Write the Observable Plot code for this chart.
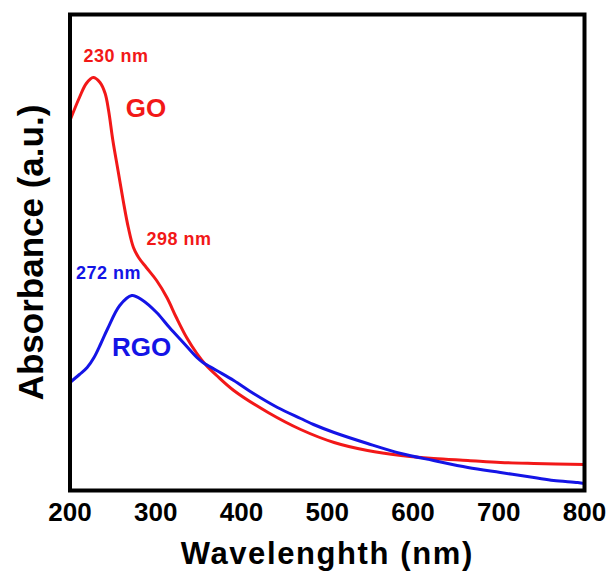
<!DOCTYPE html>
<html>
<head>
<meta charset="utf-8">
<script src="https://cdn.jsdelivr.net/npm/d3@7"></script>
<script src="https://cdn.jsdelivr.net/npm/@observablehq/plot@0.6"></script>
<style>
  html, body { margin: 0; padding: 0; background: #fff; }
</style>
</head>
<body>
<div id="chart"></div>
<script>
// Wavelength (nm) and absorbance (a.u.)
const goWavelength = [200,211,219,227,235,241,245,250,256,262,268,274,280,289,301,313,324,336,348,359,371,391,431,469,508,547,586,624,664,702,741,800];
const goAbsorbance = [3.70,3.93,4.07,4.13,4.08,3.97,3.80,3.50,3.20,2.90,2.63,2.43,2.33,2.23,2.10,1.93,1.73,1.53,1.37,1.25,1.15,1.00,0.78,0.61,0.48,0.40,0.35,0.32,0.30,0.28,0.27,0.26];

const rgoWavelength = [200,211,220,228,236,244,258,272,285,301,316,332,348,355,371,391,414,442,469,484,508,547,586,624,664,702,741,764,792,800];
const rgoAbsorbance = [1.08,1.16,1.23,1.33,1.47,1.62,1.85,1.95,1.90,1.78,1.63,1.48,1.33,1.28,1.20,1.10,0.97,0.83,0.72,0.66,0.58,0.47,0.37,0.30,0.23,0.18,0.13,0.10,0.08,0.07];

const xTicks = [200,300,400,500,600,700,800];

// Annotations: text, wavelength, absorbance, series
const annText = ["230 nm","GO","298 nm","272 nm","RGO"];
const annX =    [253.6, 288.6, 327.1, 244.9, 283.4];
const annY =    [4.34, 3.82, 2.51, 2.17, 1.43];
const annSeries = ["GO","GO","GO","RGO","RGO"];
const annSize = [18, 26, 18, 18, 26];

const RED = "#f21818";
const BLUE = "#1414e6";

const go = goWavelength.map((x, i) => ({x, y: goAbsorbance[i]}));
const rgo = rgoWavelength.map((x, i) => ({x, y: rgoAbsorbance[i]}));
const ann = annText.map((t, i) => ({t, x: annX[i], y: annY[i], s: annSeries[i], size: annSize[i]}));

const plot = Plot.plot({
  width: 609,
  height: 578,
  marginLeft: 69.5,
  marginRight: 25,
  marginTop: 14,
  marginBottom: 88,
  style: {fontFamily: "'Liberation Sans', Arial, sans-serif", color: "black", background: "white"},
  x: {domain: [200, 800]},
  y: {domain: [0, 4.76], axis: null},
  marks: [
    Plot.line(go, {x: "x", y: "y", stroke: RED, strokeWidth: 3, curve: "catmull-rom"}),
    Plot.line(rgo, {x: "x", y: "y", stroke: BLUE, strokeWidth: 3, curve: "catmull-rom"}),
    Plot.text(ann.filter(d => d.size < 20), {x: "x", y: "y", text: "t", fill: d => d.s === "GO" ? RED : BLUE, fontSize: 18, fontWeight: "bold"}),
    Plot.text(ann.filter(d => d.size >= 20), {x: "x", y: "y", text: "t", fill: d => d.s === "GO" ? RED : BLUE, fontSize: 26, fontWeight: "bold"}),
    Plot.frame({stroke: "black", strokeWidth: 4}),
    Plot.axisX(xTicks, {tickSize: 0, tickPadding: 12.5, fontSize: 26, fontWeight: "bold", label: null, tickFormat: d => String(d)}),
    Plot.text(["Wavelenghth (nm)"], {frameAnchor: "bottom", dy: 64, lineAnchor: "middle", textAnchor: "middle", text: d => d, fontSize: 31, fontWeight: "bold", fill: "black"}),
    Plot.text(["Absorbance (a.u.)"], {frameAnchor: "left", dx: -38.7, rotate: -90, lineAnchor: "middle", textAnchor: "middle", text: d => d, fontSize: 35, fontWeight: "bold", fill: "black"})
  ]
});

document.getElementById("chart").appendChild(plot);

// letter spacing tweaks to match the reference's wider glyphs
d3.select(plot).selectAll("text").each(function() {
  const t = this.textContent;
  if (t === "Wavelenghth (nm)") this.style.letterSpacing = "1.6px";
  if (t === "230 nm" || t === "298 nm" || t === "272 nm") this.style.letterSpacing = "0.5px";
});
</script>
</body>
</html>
........
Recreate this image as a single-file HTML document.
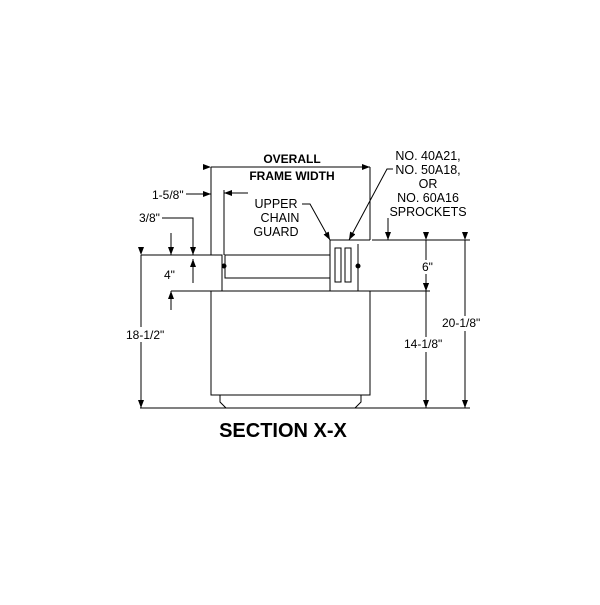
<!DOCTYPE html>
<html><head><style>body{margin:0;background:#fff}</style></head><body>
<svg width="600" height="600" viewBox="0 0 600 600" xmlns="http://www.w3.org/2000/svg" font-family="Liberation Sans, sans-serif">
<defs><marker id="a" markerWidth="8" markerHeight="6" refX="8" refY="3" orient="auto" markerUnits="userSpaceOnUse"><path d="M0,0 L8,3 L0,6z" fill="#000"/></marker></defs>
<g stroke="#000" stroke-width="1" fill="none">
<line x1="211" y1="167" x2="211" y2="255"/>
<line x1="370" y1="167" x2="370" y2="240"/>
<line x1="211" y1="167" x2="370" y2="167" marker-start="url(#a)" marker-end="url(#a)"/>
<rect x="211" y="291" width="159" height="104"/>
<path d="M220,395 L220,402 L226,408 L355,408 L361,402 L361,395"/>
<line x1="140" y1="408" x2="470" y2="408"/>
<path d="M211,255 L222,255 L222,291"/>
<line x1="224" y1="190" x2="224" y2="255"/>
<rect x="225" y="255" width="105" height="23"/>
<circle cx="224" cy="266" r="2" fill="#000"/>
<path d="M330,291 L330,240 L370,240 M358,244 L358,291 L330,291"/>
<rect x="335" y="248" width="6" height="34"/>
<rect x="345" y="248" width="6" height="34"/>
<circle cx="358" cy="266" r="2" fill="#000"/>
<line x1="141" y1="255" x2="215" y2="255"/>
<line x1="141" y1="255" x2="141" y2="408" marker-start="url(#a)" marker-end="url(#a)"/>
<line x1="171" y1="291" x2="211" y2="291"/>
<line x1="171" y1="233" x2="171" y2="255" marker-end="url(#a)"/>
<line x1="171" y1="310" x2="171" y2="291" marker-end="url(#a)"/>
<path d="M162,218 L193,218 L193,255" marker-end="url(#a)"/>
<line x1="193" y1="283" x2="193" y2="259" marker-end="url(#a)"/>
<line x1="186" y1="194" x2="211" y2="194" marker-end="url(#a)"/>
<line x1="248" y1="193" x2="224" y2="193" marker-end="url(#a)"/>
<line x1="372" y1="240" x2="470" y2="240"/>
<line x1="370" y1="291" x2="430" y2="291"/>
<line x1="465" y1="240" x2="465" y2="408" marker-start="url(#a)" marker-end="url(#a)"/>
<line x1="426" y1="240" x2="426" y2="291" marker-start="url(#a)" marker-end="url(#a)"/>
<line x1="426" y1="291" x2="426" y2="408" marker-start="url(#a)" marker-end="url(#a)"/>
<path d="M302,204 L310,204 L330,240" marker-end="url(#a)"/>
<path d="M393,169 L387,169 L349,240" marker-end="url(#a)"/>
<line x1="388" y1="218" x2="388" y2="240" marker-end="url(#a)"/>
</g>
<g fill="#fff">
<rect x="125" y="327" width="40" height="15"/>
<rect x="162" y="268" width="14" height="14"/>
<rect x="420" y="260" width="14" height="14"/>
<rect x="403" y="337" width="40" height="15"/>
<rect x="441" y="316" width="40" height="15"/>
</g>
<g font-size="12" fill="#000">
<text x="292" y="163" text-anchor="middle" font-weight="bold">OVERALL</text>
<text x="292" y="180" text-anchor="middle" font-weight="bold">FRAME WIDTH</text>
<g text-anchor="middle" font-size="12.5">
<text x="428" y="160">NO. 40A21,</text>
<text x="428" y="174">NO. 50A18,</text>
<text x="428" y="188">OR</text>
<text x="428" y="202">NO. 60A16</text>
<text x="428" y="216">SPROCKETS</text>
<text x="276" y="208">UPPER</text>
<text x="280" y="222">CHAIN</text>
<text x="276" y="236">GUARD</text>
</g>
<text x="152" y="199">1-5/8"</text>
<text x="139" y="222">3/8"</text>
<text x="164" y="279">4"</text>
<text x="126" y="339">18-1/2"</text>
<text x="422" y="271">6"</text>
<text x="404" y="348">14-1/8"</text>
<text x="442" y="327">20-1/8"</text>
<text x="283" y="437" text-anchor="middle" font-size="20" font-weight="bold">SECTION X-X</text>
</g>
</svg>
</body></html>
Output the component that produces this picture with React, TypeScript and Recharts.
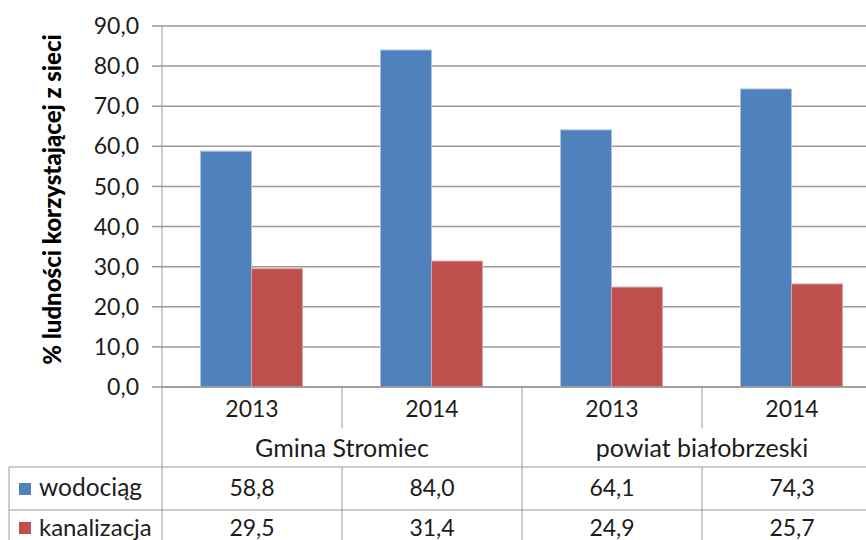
........
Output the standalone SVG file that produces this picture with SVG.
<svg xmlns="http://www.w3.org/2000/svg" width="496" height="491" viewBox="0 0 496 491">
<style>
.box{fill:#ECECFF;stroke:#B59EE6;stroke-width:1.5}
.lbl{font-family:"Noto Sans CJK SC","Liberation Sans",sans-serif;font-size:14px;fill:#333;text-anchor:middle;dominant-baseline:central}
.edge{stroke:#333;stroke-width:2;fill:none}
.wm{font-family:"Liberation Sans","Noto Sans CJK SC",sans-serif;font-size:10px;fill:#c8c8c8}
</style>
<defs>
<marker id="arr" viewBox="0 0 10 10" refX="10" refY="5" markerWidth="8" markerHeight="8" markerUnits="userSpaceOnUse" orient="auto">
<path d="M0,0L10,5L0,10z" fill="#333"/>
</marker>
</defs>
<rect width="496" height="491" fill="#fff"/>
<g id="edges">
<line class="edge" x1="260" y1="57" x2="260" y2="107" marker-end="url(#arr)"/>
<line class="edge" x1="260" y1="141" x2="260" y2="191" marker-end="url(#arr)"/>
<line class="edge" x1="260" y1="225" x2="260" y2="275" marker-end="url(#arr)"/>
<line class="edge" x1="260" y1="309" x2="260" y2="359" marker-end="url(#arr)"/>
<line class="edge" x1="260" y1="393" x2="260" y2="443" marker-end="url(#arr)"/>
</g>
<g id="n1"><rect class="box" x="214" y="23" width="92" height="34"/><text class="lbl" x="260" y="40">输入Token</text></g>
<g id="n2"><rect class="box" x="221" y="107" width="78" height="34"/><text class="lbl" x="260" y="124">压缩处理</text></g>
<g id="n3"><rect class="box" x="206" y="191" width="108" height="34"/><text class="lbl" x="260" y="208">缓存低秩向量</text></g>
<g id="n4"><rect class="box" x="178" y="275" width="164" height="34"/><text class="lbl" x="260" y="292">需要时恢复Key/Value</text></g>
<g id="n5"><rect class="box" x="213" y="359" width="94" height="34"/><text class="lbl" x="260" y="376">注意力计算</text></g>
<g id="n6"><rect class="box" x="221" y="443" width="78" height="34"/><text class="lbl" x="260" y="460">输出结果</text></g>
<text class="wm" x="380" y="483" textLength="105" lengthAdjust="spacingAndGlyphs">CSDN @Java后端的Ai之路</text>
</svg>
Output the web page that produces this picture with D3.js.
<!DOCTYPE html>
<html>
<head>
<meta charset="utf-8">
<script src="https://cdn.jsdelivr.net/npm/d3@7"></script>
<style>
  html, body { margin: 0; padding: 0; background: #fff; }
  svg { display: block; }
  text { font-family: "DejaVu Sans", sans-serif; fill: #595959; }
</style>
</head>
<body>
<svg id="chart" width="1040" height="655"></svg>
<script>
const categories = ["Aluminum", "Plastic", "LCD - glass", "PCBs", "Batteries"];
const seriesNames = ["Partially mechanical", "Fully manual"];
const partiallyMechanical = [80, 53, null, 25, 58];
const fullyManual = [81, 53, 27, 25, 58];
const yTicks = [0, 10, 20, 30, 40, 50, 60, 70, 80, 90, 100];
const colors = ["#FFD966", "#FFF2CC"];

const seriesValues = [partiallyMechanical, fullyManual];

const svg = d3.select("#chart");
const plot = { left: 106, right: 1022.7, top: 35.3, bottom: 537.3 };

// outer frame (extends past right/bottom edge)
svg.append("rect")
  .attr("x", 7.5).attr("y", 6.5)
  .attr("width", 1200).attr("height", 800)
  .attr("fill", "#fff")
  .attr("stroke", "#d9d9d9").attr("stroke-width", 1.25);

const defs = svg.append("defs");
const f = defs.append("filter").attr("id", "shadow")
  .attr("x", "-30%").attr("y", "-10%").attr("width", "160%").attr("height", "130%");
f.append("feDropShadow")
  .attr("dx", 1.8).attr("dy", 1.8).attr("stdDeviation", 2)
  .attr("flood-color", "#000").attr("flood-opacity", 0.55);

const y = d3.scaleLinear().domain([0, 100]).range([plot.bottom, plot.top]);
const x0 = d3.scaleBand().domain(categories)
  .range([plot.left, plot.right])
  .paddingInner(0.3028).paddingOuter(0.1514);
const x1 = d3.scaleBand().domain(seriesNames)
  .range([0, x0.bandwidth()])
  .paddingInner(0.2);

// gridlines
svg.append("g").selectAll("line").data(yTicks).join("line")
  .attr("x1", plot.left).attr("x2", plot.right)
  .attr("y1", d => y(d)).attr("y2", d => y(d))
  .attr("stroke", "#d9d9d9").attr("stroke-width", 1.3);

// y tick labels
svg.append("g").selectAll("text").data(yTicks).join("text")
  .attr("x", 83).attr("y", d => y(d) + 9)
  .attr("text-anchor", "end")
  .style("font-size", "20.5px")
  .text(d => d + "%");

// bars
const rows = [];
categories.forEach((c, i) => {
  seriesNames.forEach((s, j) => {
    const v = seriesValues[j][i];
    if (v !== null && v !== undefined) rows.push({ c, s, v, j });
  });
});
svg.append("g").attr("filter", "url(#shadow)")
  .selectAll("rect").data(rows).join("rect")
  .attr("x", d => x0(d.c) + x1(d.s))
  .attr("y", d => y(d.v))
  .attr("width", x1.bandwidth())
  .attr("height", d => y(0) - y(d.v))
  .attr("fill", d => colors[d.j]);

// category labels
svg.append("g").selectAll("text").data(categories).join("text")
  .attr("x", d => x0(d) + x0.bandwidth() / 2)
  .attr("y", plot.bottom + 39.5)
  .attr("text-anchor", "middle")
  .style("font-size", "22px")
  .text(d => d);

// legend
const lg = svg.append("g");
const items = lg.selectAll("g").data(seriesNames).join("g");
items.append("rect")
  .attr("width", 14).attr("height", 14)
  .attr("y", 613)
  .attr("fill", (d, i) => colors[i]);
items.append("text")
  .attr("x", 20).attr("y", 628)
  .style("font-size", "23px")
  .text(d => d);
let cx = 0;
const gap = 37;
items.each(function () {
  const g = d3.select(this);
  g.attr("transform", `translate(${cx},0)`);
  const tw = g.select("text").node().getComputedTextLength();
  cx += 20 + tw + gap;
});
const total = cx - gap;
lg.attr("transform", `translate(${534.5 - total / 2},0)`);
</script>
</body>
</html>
........
• [Exercise instructions] Leave the pictures out and print, exactly as written, every line from the one holding "Write the Observable" down to the one holding "const ann = annText.map((t, i)", both of those included.

• [Response to this task]
Write the Observable Plot code for this chart.
<!DOCTYPE html>
<html>
<head>
<meta charset="utf-8">
<script src="https://cdn.jsdelivr.net/npm/d3@7"></script>
<script src="https://cdn.jsdelivr.net/npm/@observablehq/plot@0.6"></script>
<style>
  html, body { margin: 0; padding: 0; background: #fff; }
</style>
</head>
<body>
<div id="chart"></div>
<script>
// Wavelength (nm) and absorbance (a.u.)
const goWavelength = [200,211,219,227,235,241,245,250,256,262,268,274,280,289,301,313,324,336,348,359,371,391,431,469,508,547,586,624,664,702,741,800];
const goAbsorbance = [3.70,3.93,4.07,4.13,4.08,3.97,3.80,3.50,3.20,2.90,2.63,2.43,2.33,2.23,2.10,1.93,1.73,1.53,1.37,1.25,1.15,1.00,0.78,0.61,0.48,0.40,0.35,0.32,0.30,0.28,0.27,0.26];

const rgoWavelength = [200,211,220,228,236,244,258,272,285,301,316,332,348,355,371,391,414,442,469,484,508,547,586,624,664,702,741,764,792,800];
const rgoAbsorbance = [1.08,1.16,1.23,1.33,1.47,1.62,1.85,1.95,1.90,1.78,1.63,1.48,1.33,1.28,1.20,1.10,0.97,0.83,0.72,0.66,0.58,0.47,0.37,0.30,0.23,0.18,0.13,0.10,0.08,0.07];

const xTicks = [200,300,400,500,600,700,800];

// Annotations: text, wavelength, absorbance, series
const annText = ["230 nm","GO","298 nm","272 nm","RGO"];
const annX =    [253.6, 288.6, 327.1, 244.9, 283.4];
const annY =    [4.34, 3.82, 2.51, 2.17, 1.43];
const annSeries = ["GO","GO","GO","RGO","RGO"];
const annSize = [18, 26, 18, 18, 26];

const RED = "#f21818";
const BLUE = "#1414e6";

const go = goWavelength.map((x, i) => ({x, y: goAbsorbance[i]}));
const rgo = rgoWavelength.map((x, i) => ({x, y: rgoAbsorbance[i]}));
const ann = annText.map((t, i) => ({t, x: annX[i], y: annY[i], s: annSeries[i], size: annSize[i]}));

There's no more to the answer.